What the task requires
Below are entries. Reproduce exactly the lines between the line holding "Generate a web" and the line holding "const yTickLabels = ['0','0.5','1','1.5'];", inclusive, and only those.

"""

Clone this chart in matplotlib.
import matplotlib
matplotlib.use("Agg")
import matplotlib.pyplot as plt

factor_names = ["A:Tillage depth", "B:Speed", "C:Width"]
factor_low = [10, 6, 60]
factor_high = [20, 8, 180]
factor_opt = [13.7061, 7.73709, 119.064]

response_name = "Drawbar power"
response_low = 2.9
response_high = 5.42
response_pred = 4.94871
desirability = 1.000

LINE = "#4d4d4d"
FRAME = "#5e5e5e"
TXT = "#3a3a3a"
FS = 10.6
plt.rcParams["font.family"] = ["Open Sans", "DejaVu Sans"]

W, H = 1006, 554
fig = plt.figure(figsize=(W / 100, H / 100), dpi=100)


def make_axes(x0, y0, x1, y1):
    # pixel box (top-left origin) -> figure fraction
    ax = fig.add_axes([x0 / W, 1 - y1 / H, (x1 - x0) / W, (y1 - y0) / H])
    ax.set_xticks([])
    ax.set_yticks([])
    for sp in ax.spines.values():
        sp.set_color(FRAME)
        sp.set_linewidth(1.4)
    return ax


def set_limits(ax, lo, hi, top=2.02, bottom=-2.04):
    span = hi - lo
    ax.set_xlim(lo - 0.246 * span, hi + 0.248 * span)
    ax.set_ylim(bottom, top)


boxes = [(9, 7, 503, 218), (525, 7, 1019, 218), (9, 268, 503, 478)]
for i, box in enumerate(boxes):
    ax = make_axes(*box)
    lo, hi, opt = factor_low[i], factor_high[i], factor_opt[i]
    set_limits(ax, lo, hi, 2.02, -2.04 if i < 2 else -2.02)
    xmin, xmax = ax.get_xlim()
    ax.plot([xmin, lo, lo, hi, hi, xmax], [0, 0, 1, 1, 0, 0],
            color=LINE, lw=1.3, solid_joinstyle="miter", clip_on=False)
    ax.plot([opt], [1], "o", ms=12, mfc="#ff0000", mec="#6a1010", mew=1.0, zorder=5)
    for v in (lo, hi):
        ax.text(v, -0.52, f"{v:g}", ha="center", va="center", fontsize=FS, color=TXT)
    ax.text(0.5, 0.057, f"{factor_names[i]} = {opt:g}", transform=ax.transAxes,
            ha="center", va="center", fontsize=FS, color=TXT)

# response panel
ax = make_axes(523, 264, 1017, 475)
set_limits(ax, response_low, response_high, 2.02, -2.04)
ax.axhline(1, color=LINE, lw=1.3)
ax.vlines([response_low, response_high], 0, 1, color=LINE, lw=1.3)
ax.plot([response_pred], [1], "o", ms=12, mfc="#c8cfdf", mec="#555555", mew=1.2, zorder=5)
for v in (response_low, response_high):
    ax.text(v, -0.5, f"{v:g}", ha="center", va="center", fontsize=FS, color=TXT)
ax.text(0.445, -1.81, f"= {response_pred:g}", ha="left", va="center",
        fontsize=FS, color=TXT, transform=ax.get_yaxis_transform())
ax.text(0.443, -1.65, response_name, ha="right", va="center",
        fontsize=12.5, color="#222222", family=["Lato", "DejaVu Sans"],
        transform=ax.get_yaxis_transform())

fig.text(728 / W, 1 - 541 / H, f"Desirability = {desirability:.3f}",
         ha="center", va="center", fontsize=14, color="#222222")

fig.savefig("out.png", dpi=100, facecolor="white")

"""
"""

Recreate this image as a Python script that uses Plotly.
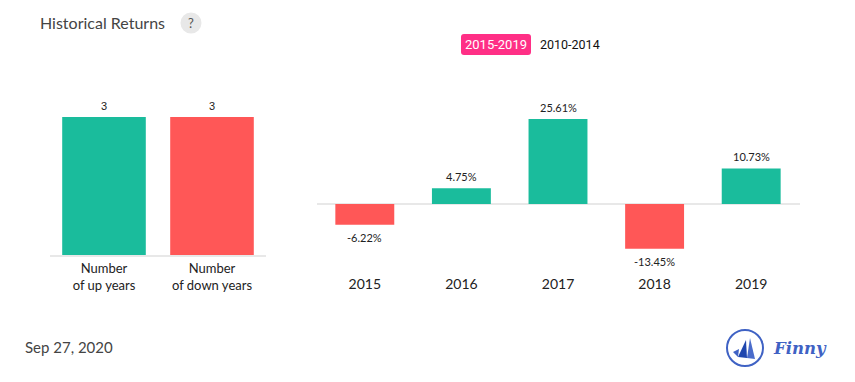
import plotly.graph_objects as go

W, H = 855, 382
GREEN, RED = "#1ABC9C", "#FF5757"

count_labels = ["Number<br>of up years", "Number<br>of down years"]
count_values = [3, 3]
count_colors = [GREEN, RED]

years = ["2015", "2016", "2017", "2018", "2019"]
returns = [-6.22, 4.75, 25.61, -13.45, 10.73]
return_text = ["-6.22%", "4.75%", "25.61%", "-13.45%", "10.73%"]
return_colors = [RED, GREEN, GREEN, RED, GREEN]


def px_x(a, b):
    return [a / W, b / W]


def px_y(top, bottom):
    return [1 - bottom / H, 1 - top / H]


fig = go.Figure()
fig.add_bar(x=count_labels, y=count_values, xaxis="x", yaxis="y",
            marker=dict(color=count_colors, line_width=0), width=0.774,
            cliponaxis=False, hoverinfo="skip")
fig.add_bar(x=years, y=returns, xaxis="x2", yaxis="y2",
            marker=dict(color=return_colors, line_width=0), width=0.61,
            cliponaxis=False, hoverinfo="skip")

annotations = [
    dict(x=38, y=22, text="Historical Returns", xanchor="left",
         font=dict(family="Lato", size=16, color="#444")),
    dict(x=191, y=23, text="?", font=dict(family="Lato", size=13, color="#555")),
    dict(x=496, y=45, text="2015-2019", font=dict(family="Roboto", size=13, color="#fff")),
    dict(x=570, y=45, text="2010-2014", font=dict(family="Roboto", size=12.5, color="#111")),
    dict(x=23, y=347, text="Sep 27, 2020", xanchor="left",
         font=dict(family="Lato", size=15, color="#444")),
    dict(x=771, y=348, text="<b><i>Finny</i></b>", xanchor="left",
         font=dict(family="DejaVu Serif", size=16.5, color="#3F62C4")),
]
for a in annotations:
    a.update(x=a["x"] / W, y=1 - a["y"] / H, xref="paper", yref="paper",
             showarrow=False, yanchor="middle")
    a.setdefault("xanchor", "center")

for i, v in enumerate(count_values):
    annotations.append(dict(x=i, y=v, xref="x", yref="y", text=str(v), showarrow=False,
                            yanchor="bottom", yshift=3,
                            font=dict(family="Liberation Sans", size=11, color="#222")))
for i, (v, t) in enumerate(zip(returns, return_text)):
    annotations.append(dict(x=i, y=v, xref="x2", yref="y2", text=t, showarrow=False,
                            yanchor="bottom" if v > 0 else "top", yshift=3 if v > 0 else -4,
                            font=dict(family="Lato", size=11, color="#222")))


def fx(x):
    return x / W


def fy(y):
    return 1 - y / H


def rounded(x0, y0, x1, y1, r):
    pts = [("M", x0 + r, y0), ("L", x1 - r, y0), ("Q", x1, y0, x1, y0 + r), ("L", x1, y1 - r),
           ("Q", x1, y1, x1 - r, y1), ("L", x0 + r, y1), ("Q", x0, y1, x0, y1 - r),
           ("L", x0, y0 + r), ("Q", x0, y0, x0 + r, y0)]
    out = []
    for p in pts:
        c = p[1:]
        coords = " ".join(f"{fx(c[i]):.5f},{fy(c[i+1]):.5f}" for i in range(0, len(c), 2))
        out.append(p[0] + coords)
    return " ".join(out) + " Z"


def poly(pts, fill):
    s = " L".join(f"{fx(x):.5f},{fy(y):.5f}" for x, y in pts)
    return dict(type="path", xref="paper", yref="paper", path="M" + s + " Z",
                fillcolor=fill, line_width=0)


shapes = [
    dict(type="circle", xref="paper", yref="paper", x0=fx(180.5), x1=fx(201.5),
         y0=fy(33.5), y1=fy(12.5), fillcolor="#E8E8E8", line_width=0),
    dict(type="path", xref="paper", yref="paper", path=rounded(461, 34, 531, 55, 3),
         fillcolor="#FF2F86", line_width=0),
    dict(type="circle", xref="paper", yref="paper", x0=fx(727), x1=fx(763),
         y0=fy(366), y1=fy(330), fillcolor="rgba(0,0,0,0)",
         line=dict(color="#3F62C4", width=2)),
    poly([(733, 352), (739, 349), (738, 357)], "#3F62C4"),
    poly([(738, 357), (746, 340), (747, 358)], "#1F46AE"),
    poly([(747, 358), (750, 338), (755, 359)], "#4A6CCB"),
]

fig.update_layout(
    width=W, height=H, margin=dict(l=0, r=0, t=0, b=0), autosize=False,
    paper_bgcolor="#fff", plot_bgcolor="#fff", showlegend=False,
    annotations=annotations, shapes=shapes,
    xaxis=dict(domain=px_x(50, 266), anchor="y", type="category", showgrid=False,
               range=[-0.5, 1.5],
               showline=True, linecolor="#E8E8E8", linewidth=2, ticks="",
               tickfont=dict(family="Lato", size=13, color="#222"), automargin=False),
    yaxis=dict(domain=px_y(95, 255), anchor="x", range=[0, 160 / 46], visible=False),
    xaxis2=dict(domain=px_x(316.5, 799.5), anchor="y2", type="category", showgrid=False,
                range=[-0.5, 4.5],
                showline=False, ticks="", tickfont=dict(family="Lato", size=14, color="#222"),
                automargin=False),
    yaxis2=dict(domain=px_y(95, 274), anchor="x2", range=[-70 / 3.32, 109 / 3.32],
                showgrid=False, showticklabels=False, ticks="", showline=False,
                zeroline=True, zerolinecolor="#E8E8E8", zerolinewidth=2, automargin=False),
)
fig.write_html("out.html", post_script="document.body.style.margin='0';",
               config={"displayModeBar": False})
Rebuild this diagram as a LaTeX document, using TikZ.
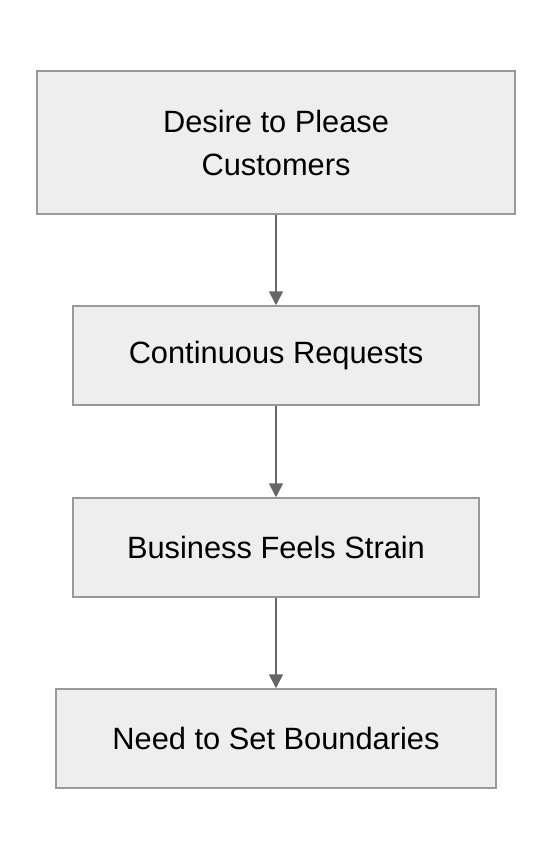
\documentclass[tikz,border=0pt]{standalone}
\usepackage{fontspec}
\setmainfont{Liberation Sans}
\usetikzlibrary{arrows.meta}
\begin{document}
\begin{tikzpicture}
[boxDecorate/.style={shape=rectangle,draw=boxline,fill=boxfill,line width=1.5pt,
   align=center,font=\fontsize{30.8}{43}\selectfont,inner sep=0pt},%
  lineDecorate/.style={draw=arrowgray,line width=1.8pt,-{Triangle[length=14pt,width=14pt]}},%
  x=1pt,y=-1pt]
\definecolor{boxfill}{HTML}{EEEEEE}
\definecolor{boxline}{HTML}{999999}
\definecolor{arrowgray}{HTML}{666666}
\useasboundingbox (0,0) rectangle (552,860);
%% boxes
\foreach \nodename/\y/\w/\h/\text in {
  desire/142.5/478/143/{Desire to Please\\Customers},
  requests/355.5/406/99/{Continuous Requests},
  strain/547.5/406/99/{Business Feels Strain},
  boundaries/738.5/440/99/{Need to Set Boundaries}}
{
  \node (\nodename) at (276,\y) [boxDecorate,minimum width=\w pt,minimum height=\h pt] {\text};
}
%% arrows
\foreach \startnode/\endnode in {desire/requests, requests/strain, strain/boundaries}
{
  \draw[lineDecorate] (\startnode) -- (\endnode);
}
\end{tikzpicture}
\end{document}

"""
"""

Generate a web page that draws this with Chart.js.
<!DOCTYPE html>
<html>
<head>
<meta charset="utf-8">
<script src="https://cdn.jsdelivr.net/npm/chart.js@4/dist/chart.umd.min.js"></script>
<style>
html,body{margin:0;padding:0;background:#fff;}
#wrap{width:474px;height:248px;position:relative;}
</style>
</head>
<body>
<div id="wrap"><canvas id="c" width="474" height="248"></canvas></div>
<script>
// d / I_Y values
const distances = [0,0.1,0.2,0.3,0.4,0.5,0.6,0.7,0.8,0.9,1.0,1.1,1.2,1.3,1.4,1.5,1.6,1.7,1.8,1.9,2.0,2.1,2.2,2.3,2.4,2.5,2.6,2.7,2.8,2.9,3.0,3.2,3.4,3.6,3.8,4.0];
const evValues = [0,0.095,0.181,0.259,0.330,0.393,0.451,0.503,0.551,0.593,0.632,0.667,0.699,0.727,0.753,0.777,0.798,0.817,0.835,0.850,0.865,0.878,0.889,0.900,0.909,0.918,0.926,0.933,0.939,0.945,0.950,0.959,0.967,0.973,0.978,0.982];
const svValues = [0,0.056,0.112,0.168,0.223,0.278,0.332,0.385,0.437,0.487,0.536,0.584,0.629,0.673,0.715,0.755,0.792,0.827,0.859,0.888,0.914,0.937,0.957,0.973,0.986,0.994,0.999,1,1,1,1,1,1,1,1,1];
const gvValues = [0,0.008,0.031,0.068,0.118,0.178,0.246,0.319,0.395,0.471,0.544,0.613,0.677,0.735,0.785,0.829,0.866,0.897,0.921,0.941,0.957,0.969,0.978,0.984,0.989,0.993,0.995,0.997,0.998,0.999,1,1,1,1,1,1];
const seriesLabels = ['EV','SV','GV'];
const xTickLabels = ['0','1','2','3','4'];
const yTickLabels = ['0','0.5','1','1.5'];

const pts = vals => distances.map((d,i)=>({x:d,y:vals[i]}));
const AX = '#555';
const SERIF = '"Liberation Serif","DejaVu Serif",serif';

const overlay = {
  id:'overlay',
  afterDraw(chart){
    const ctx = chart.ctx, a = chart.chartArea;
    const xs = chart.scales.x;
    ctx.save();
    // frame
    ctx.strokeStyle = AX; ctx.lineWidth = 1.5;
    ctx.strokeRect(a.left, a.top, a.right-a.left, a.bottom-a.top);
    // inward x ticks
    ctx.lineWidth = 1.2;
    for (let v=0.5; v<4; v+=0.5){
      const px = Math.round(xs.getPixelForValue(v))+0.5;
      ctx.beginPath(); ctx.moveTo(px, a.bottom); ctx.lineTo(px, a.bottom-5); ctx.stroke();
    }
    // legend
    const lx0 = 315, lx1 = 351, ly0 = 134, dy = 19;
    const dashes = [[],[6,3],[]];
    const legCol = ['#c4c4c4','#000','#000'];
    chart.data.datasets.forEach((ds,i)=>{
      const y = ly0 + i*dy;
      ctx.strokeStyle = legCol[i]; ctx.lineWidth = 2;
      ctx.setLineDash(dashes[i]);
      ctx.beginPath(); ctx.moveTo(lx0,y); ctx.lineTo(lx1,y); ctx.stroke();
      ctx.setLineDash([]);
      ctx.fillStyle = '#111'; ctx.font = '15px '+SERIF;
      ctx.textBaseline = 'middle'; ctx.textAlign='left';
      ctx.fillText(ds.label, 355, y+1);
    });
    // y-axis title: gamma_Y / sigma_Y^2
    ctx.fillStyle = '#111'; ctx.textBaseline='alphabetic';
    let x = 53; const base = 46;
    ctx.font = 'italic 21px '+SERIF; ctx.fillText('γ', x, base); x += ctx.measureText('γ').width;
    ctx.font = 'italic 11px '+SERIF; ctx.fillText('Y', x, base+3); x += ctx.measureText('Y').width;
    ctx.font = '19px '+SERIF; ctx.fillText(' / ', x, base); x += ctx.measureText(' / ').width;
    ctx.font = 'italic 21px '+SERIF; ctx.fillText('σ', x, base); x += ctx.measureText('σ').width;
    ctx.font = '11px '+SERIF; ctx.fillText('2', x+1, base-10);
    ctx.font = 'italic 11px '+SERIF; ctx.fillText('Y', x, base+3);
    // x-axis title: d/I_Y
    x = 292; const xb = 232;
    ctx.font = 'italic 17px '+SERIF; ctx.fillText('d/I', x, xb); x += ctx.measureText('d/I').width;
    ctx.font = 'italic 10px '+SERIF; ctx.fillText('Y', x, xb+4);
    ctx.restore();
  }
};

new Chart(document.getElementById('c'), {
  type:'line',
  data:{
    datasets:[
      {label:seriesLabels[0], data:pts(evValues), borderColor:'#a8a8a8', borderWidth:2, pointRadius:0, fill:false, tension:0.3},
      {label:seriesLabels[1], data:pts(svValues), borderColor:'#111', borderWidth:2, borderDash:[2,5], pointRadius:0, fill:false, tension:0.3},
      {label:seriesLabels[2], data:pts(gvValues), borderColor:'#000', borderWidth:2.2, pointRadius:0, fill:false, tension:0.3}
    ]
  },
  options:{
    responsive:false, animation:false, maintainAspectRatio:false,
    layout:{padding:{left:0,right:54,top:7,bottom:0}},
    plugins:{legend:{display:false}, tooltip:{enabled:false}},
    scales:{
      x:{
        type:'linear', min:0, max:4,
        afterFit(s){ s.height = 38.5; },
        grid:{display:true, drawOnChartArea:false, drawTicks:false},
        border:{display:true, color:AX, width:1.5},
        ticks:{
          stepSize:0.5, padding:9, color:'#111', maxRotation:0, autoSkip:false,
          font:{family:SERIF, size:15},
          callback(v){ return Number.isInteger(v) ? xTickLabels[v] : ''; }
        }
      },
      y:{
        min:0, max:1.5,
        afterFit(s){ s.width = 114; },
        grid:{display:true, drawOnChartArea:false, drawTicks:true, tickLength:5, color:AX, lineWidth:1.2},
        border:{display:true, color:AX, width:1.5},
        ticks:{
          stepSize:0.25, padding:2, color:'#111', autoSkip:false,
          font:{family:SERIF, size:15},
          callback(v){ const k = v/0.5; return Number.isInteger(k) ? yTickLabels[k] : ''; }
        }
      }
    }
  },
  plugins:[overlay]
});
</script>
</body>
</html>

"""

Task response
Generate a web page that draws this with Chart.js.
<!DOCTYPE html>
<html>
<head>
<meta charset="utf-8">
<script src="https://cdn.jsdelivr.net/npm/chart.js@4/dist/chart.umd.min.js"></script>
<style>
html,body{margin:0;padding:0;background:#fff;}
#wrap{width:474px;height:248px;position:relative;}
</style>
</head>
<body>
<div id="wrap"><canvas id="c" width="474" height="248"></canvas></div>
<script>
// d / I_Y values
const distances = [0,0.1,0.2,0.3,0.4,0.5,0.6,0.7,0.8,0.9,1.0,1.1,1.2,1.3,1.4,1.5,1.6,1.7,1.8,1.9,2.0,2.1,2.2,2.3,2.4,2.5,2.6,2.7,2.8,2.9,3.0,3.2,3.4,3.6,3.8,4.0];
const evValues = [0,0.095,0.181,0.259,0.330,0.393,0.451,0.503,0.551,0.593,0.632,0.667,0.699,0.727,0.753,0.777,0.798,0.817,0.835,0.850,0.865,0.878,0.889,0.900,0.909,0.918,0.926,0.933,0.939,0.945,0.950,0.959,0.967,0.973,0.978,0.982];
const svValues = [0,0.056,0.112,0.168,0.223,0.278,0.332,0.385,0.437,0.487,0.536,0.584,0.629,0.673,0.715,0.755,0.792,0.827,0.859,0.888,0.914,0.937,0.957,0.973,0.986,0.994,0.999,1,1,1,1,1,1,1,1,1];
const gvValues = [0,0.008,0.031,0.068,0.118,0.178,0.246,0.319,0.395,0.471,0.544,0.613,0.677,0.735,0.785,0.829,0.866,0.897,0.921,0.941,0.957,0.969,0.978,0.984,0.989,0.993,0.995,0.997,0.998,0.999,1,1,1,1,1,1];
const seriesLabels = ['EV','SV','GV'];
const xTickLabels = ['0','1','2','3','4'];
const yTickLabels = ['0','0.5','1','1.5'];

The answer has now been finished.